O segundo discute-se assim. — Parece que neste sacramento permanece a substância do pão e do vinho depois da consagração.
1. — Pois, Damasceno diz: Por ter o homem o costume de comer o pão e beber o vinho, Deus lhes uniu a divindade, fazendo deles o seu corpo e o seu sangue. E mais abaixo: O pão da comunhão não é um pão simples, mas o unido à divindade. Ora, união só há entre causas existentes em ato. Logo, o pão e o vinho estão simultaneamente neste sacramento com o corpo e o sangue de Cristo.
2. Demais. — Entre os sacramentos de Cristo deve haver conformidade. Ora, nos outros sacramentos permanece a substância da matéria; assim, no batismo a substância da água e na confirmação, a do crisma. Logo, neste sacramento permanece a substância do pão e do vinho.
3. Demais. — O pão e o vinho são usados neste sacramento para significar a unidade da Igreja, pois, um pão é feito de muitos grãos e um vinho de muitos racimos, como diz Agostinho. Ora, isto concerne à substância mesma do pão e do vinho. Logo a substância do pão e do vinho permanecem neste sacramento.
Mas, em contrário, diz Ambrósio: Embora vejamos a figura do pão e do vinho, devemos porém crer que, depois da consagração, não são mais que a carne e o sangue de Cristo.
SOLUÇÃO. — Certos disseram que depois da consagração permanece a substância do pão e do vinho neste sacramento. - Mas esta opinião não pode sustentar-se. Primeiro, porque destrói a verdade da Eucaristia, na qual está verdadeiramente o corpo de Cristo; que aí não está antes da consagração. Ora, um corpo não pode estar onde antes não estava, senão por mudança de lugar, ou pela transformação de outro corpo nesse. Assim, o fogo começa a existir numa casa ou porque foi para ela levado ou nela gerado. Mas é manifesto que o corpo de Cristo não começa a estar neste sacramento pelo movimento local. - Primeiro, porque daí resultaria que deixava de estar no céu. Pois, o que se move localmente não passa a ocupar novo lugar senão depois de sair donde primeiro estava. - segundo, porque todo corpo sujeito ao movimento local transpõe todas as posições intermédias.
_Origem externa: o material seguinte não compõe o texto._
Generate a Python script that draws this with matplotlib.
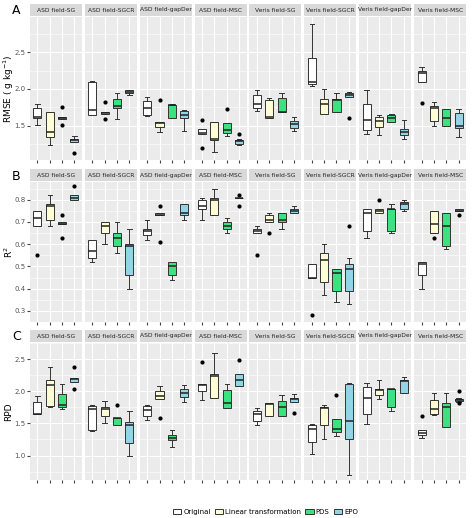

O que neste caso não se pode dizer. - Terceiro, por ser impossível um movimento do mesmo corpo, localmente movido, terminar simultaneamente em lugares diversos; ao passo que o corpo de Cristo, neste sacramento, começa a estar simultaneamente em vários lugares. - Donde se conclui que o corpo de Cristo não pode começar a existir neste sacramento senão pela transformação nele, da substância do pão. Ora, o que se converte em outro já não permanece depois da conversão. Donde resulta que, salva a verdade deste sacramento, a substância do pão não pode permanecer depois da consagração. Segundo, porque tal opinião contraria a forma deste sacramento, que reza: Isto é o meu corpo. O que não seria verdade se a substância do pão aí permanecesse; pois, nunca a substância do pão é o corpo de Cristo. Pois então, devia ter dito: Aqui está o meu corpo. Terceiro, porque contraria à veneração deste sacramento, se nele existisse alguma substância criada que não pudesse ser adorada com adoração de latria. Quarto, porque contraria ao rito da Igreja, segundo o qual não é lícito tomar nenhum alimento antes de receber o corpo de Cristo; e contudo depois de uma hóstia consagrada podemos receber outra. Por onde, devemos rejeitar esta opinião como herética.
DONDE A RESPOSTA À PRIMEIRA OBJEÇÃO. — Deus uniu a sua divindade, isto é, a virtude divina, ao pão e ao vinho, não por permanecerem neste sacramento, mas para se transformarem no seu corpo e no seu sangue.
RESPOSTA À SEGUNDA. — Nos outros sacramentos não está Cristo mesmo realmente, como neste. Por isso nos outros permanece a substância da matéria, mas não neste.
RESPOSTA À TERCEIRA. — As espécies remanescentes neste sacramento, como mais abaixo diremos, bastam à significação dele; pois, pelos acidentes se conhece a natureza da substância.